Munstermann, M. J.; Benoit, J. M.; Karelitz, S. E.; Arambarri, L. N.; Dennis, J. H.; Okamoto, D. K.

The eukaryotic nucleosome is the fundamental subunit of chromatin and plays functional roles in DNA templated processes, including replication and transcription. In eukaryotic promoters, nucleosome organization is highly structured, with nucleosomes occupying canonical positions flanking the transcription start site (TSS), thereby regulating access of the transcriptional machinery to the underlying DNA. We determine whether this canonical distribution is present in the purple sea urchin, Strongylocentrotus purpuratus, a species of ecological importance and a model organism for developmental biology and climate science. We used titrations of micrococcal nuclease to produce high throughput maps of nucleosome distribution and sensitivity to digestion from female urchin gonad tissue. Unlike yeast, flies, zebrafish, maize, mice or humans, urchins have extended nucleosome repeat lengths and lack a nucleosome depleted region over TSSs.
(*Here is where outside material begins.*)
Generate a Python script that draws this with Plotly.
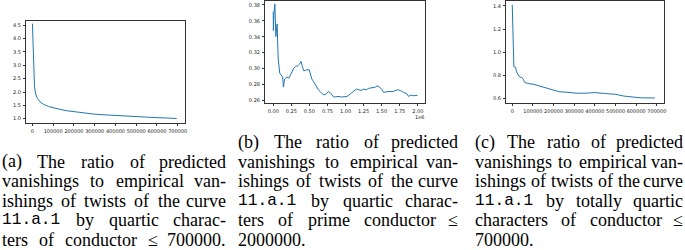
import plotly.graph_objects as go

# ---------------- data ----------------
a_x = [0, 3000, 6500, 10000, 16000, 24000, 37000, 53000, 77000, 100000, 133000, 165000,
       200000, 250000, 300000, 350000, 400000, 450000, 500000, 550000, 600000, 650000, 695000]
a_y = [4.56, 3.70, 2.90, 2.18, 1.92, 1.76, 1.63, 1.54, 1.46, 1.41, 1.35, 1.30,
       1.26, 1.21, 1.17, 1.145, 1.12, 1.10, 1.08, 1.06, 1.04, 1.025, 1.01]

b_x = [0.000, 0.002, 0.010, 0.0226, 0.036, 0.054, 0.068, 0.090, 0.113, 0.131, 0.140, 0.158,
       0.186, 0.217, 0.240, 0.262, 0.285, 0.308, 0.339, 0.367, 0.385, 0.403, 0.421, 0.443,
       0.466, 0.498, 0.511, 0.534, 0.557, 0.579, 0.602, 0.624, 0.647, 0.670, 0.692, 0.715,
       0.738, 0.760, 0.783, 0.805, 0.828, 0.851, 0.896, 0.941, 0.977, 1.023, 1.069, 1.115,
       1.151, 1.183, 1.216, 1.252, 1.289, 1.321, 1.367, 1.413, 1.436, 1.472, 1.505, 1.528,
       1.573, 1.619, 1.665, 1.720, 1.757, 1.803, 1.849, 1.872, 1.904, 1.940, 1.995]
b_y = [0.3716, 0.3478, 0.370, 0.3813, 0.3403, 0.3562, 0.3131, 0.2943, 0.2922, 0.2893, 0.2767, 0.2868,
       0.2893, 0.288, 0.2922, 0.2964, 0.3006, 0.3027, 0.3035, 0.306, 0.3089, 0.3027, 0.2972, 0.2976,
       0.2985, 0.2985, 0.2943, 0.2868, 0.2838, 0.2797, 0.2767, 0.2734, 0.2713, 0.2692, 0.2671, 0.2671,
       0.2684, 0.2709, 0.2701, 0.268, 0.265, 0.2642, 0.265, 0.2642, 0.2642, 0.265, 0.2684, 0.2713,
       0.2742, 0.2734, 0.2725, 0.2742, 0.2734, 0.2751, 0.2755, 0.2767, 0.2784, 0.2767, 0.2734, 0.2700,
       0.2709, 0.2709, 0.2713, 0.2734, 0.2725, 0.2700, 0.2684, 0.265, 0.2667, 0.2658, 0.2663]

c_x = [0, 8000, 16000, 21000, 29000, 37000, 45000, 53000, 61000, 69000, 85000, 101000, 117000,
       133000, 148000, 165000, 180000, 196000, 212000, 228000, 260000, 276000, 308000, 356000,
       400000, 450000, 500000, 540000, 570000, 620000, 690000]
c_y = [1.41, 0.874, 0.869, 0.831, 0.803, 0.783, 0.783, 0.766, 0.737, 0.731, 0.726, 0.723, 0.714,
       0.709, 0.697, 0.691, 0.68, 0.669, 0.66, 0.657, 0.654, 0.649, 0.645, 0.645,
       0.650, 0.642, 0.635, 0.62, 0.612, 0.605, 0.603]

a_yticks = [1.0, 1.5, 2.0, 2.5, 3.0, 3.5, 4.0, 4.5]
a_ytext = ["1.0", "1.5", "2.0", "2.5", "3.0", "3.5", "4.0", "4.5"]
ac_xticks = [0, 100000, 200000, 300000, 400000, 500000, 600000, 700000]
ac_xtext = ["0", "100000", "200000", "300000", "400000", "500000", "600000", "700000"]
b_yticks = [0.26, 0.28, 0.30, 0.32, 0.34, 0.36, 0.38]
b_ytext = ["0.26", "0.28", "0.30", "0.32", "0.34", "0.36", "0.38"]
b_xticks = [0.0, 0.25, 0.5, 0.75, 1.0, 1.25, 1.5, 1.75, 2.0]
b_xtext = ["0.00", "0.25", "0.50", "0.75", "1.00", "1.25", "1.50", "1.75", "2.00"]
c_yticks = [0.6, 0.8, 1.0, 1.2, 1.4]
c_ytext = ["0.6", "0.8", "1.0", "1.2", "1.4"]

# caption lines: list of words; ("M", word) = monospace
cap_a = [
    (["(a)", "The", "ratio", "of", "predicted"], True),
    (["vanishings", "to", "empirical", "van-"], True),
    (["ishings", "of", "twists", "of", "the", "curve"], True),
    ([("M", "11.a.1"), "by", "quartic", "charac-"], True),
    (["ters", "of", "conductor", "≤", "700000."], True),
]
cap_b = [
    (["(b)", "The", "ratio", "of", "predicted"], True),
    (["vanishings", "to", "empirical", "van-"], True),
    (["ishings", "of", "twists", "of", "the", "curve"], True),
    ([("M", "11.a.1"), "by", "quartic", "charac-"], True),
    (["ters", "of", "prime", "conductor", "≤"], True),
    (["2000000."], False),
]
cap_c = [
    (["(c)", "The", "ratio", "of", "predicted"], True),
    (["vanishings", "to", "empirical", "van-"], True),
    (["ishings", "of", "twists", "of", "the", "curve"], True),
    ([("M", "11.a.1"), "by", "totally", "quartic"], True),
    (["characters", "of", "conductor", "≤"], True),
    (["700000."], False),
]

# ---------------- figure ----------------
W, H = 685, 250
BLUE = "#1f77b4"
TICKFONT = dict(family="DejaVu Sans", size=5, color="#222")
SERIF = "Liberation Serif"
MONO = "Liberation Mono"
FS = 18
FM = 16.2

fig = go.Figure()
fig.add_trace(go.Scatter(x=a_x, y=a_y, mode="lines", line=dict(color=BLUE, width=1),
                         xaxis="x", yaxis="y", showlegend=False))
fig.add_trace(go.Scatter(x=b_x, y=b_y, mode="lines", line=dict(color=BLUE, width=1),
                         xaxis="x2", yaxis="y2", showlegend=False))
fig.add_trace(go.Scatter(x=c_x, y=c_y, mode="lines", line=dict(color=BLUE, width=1),
                         xaxis="x3", yaxis="y3", showlegend=False))


def ax(domain, rng, tv, tt, anchor):
    return dict(domain=domain, range=rng, tickvals=tv, ticktext=tt, anchor=anchor,
                showline=True, mirror=True, linecolor="#333", linewidth=1,
                ticks="outside", ticklen=2, tickwidth=0.8, tickcolor="#333",
                showgrid=False, zeroline=False, tickfont=TICKFONT, ticklabelstandoff=1,
                tickangle=0, automargin=False)


def px_x(a, b):
    return [a / W, b / W]


def px_y(top, bottom):
    return [1 - bottom / H, 1 - top / H]


fig.update_layout(
    width=W, height=H, margin=dict(l=0, r=0, t=0, b=0, autoexpand=False),
    paper_bgcolor="white", plot_bgcolor="white",
    xaxis=ax(px_x(26, 185), [-31000, 735000], ac_xticks, ac_xtext, "y"),
    yaxis=ax(px_y(21, 123), [0.84, 4.66], a_yticks, a_ytext, "x"),
    xaxis2=ax(px_x(265, 425), [-0.114, 2.10], b_xticks, b_xtext, "y2"),
    yaxis2=ax(px_y(0.5, 103), [0.2567, 0.3856], b_yticks, b_ytext, "x2"),
    xaxis3=ax(px_x(506, 664), [-30200, 734500], ac_xticks, ac_xtext, "y3"),
    yaxis3=ax(px_y(0.5, 103), [0.560, 1.447], c_yticks, c_ytext, "x3"),
)

fig.add_annotation(text="1e6", x=419 / W, y=1 - 117 / H, xref="paper", yref="paper",
                   showarrow=False, font=TICKFONT, xanchor="center", yanchor="middle")

# Times-like advance widths (per 1000 em)
TW = dict(a=444, b=500, c=444, d=500, e=444, f=333, g=500, h=500, i=278, j=278, k=500, l=278,
          m=778, n=500, o=500, p=500, q=500, r=333, s=389, t=278, u=500, v=500, w=722, x=500,
          y=500, z=444, T=611)
TW.update({"(": 333, ")": 333, ".": 250, "-": 333, "≤": 549})
for dgt in "0123456789":
    TW[dgt] = 500


def word_w(wd):
    if isinstance(wd, tuple):
        return len(wd[1]) * 600 / 1000 * FM
    return sum(TW.get(ch, 500) for ch in wd) / 1000 * FS


def add_caption(lines, x0, width, y_first, step):
    for k, (words, justify) in enumerate(lines):
        yy = 1 - (y_first + k * step) / H
        widths = [word_w(w) for w in words]
        if justify and len(words) > 1:
            gap = (width - sum(widths)) / (len(words) - 1)
        else:
            gap = 0.25 * FS
        pos = x0
        for i, wd in enumerate(words):
            if isinstance(wd, tuple):
                txt, fam, sz = wd[1], MONO, FM
            else:
                txt, fam, sz = wd, SERIF, FS
            if justify and len(words) > 1 and i == len(words) - 1:
                xx, anc = (x0 + width) / W, "right"
            else:
                xx, anc = pos / W, "left"
            fig.add_annotation(text=txt, x=xx, y=yy, xref="paper", yref="paper",
                               showarrow=False, xanchor=anc, yanchor="middle",
                               font=dict(family=fam, size=sz, color="black"),
                               borderpad=0)
            pos += widths[i] + gap


add_caption(cap_a, 0.5, 226.5, 161.8, 19.5)
add_caption(cap_b, 237, 222, 142.3, 19.5)
add_caption(cap_c, 474, 210, 142.3, 19.5)

fig.write_html("out.html", config={"displayModeBar": False},
               post_script="document.body.style.margin='0';")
Urchin promoters are dominated by strongly positioned and highly occupied +1 and +2 nucleosomes which are most prominent in highly expressed genes. Additionally, urchin promoters exhibit distinct patterns of susceptibility to nuclease digestion, with heightened sensitivity upstream of the TSS and limited resistance to nuclease digestion. Discretely positioned sensitive nucleosomes were enriched in promoters of highly expressed genes, suggesting a relationship between nucleosome sensitivity and transcriptional regulation. Collectively, we present a comprehensive overview of the unique interplay between nucleosome positioning and chromatin sensitivity in sea urchins. Our study not only provides a better understanding of dynamics of gene expression in a key developmental organism, but also reveals potential heterogeneity in a key structural property of chromatin previously thought to be homogeneous in model eukaryotes.